Holding — Woodard, J.
- The Court of Appeal of the State of Louisiana affirmed in part and reversed in part the decision of the trial court.
Rule
- A possessor of property in bad faith is not entitled to reimbursement for expenses incurred after judicial demand for recovery of the property.
Reasoning
- The Court of Appeal reasoned that the trial court correctly awarded legal interest to Lamson from the date the defendants received the oil and gas proceeds, as established by Louisiana law, which states that legal interest is due on amounts owed from the time they are due.
- The court found that Lamson was entitled to the proceeds from the oil and gas production attributable to the 0.58-acre tract as of the time the defendants received them.
- Regarding the quitclaim deeds, the court held that Lamson's acquisition of these deeds did not prevent it from asserting ownership based on its leases.
- However, the court concluded that the defendants were in bad faith from the date of judicial demand, meaning they were not entitled to reimbursement for expenses incurred after that point.
- Thus, the appellate court reversed the trial court's ruling on this issue.
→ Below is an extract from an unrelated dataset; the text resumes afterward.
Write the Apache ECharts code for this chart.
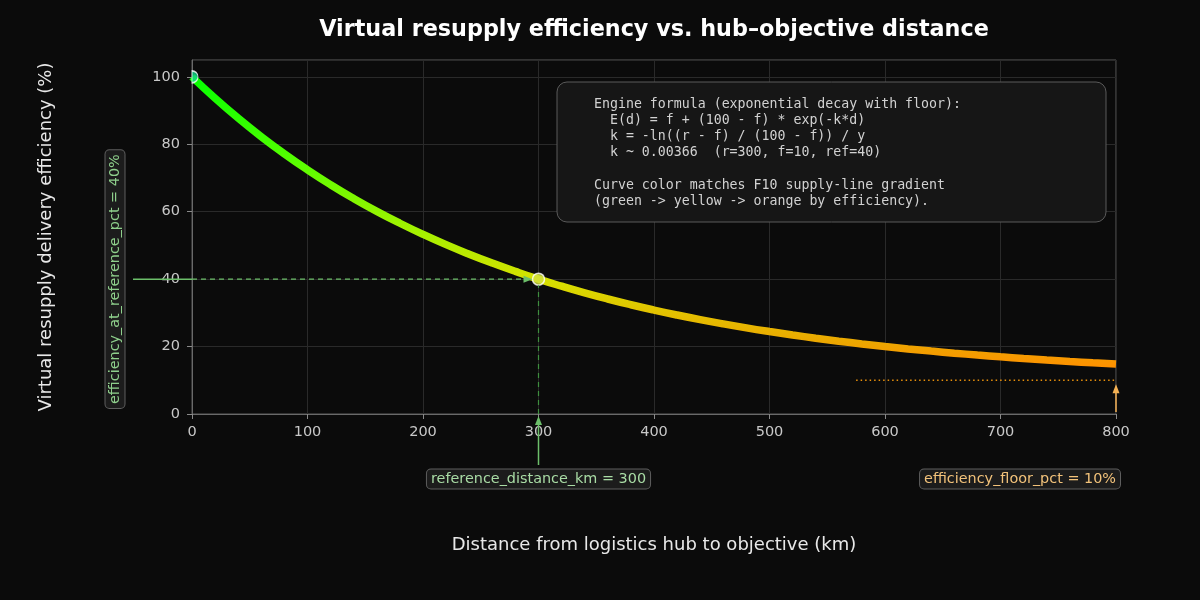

Deep Dive: How the Court Reached Its Decision
Legal Interest
The court affirmed the trial court's decision to award Lamson legal interest on the oil and gas proceeds from the date the defendants received those proceeds. According to Louisiana law, legal interest is due from the time an obligation becomes due, which is established under La.Civ. Code art. 2000 and La.Code Civ.P. art. 1921. The court highlighted that Lamson was entitled to these proceeds as soon as the defendants received them, reinforcing the principle that the rightful owner of the property should benefit from its fruits. The appellate court noted precedent cases such as *Thomas B. Catchings Assoc. v. City of Baton Rouge* and *Menefee v. Pipes*, where interest was similarly awarded from the date of first production. This consistent application of legal interest affirmed Lamson's right to compensation, thereby upholding the trial court's ruling on this matter without error. The court reasoned that the obligations of the defendants included not only payment of the principal amounts owed but also the accruing interest from the moment those amounts became due. Thus, the appellate court validated the trial court's award of legal interest to Lamson, ensuring that the financial interests of the rightful owner were protected.
Quitclaim Deeds
The appellate court addressed the defendants' claim that Lamson's acquisition of quitclaim deeds precluded it from asserting ownership of the disputed 0.58-acre tract. The court concluded that the quitclaim deeds did not negate Lamson's ability to claim ownership based on its original leases with the landowners. Instead, the court found that the quitclaim deeds simply transferred whatever interest the settling defendants had in the property, which was ultimately deemed invalid by the trial court's ruling confirming Lamson's leases. The appellate court emphasized that an acquirer through a quitclaim deed can still assert ownership through a different chain of title. Moreover, the ruling effectively voided any legal significance of the quitclaims since it upheld Lamson's position that the Lamson lessors retained ownership of the disputed tract. This interpretation allowed Lamson to maintain its claims against the remaining defendants, reinforcing its legal standing despite the quitclaims. Consequently, the court determined that Lamson's interests were not compromised by the quitclaim deeds, affirming the trial court's judgment regarding ownership of the 0.58-acre tract.
Bad Faith
The court reversed the trial court's finding that the defendants were in good faith regarding their possession of the oil and gas proceeds. It concluded that the defendants were in bad faith from the date of judicial demand, specifically May 25, 1993, when Lamson filed the petitory action. Citing La.Civ. Code art. 487, the court noted that a possessor loses good faith when they are made aware of the owner's claims or when an action is instituted against them. The appellate court found that the defendants continued to retain proceeds from the oil and gas production even after the judicial demand was filed, indicating their bad faith. The court referenced *Edmundson Bros. Partnership v. Montex Drilling Co.*, which established that a mineral lessee ceases to be in good faith after a judicial demand is made. This ruling reinforced the principle that a possessor in bad faith cannot claim reimbursement for expenses incurred after the demand for recovery is made. As a result, the appellate court held that the defendants were not entitled to recover their production expenses from the date of the judicial demand, thus reversing the trial court's decision on this aspect.
Conclusion
The appellate court's ruling affirmed part of the trial court's decision while reversing another part. It upheld the award of legal interest to Lamson, recognizing the right of the rightful owner to receive interest on amounts owed from the time they became due. The court also dismissed the defendants' argument regarding the significance of the quitclaim deeds, sustaining Lamson's claims to the 0.58-acre tract based on its leases. However, the court reversed the trial court's finding of good faith regarding the defendants' actions, determining that they were in bad faith after the judicial demand was made. Consequently, the appellate court ruled that the defendants were not entitled to reimbursement for expenses related to oil and gas production incurred after the date of judicial demand. Overall, the court's decision reinforced key principles in property law, particularly concerning interests, quitclaim deeds, and the implications of good and bad faith in possessory actions.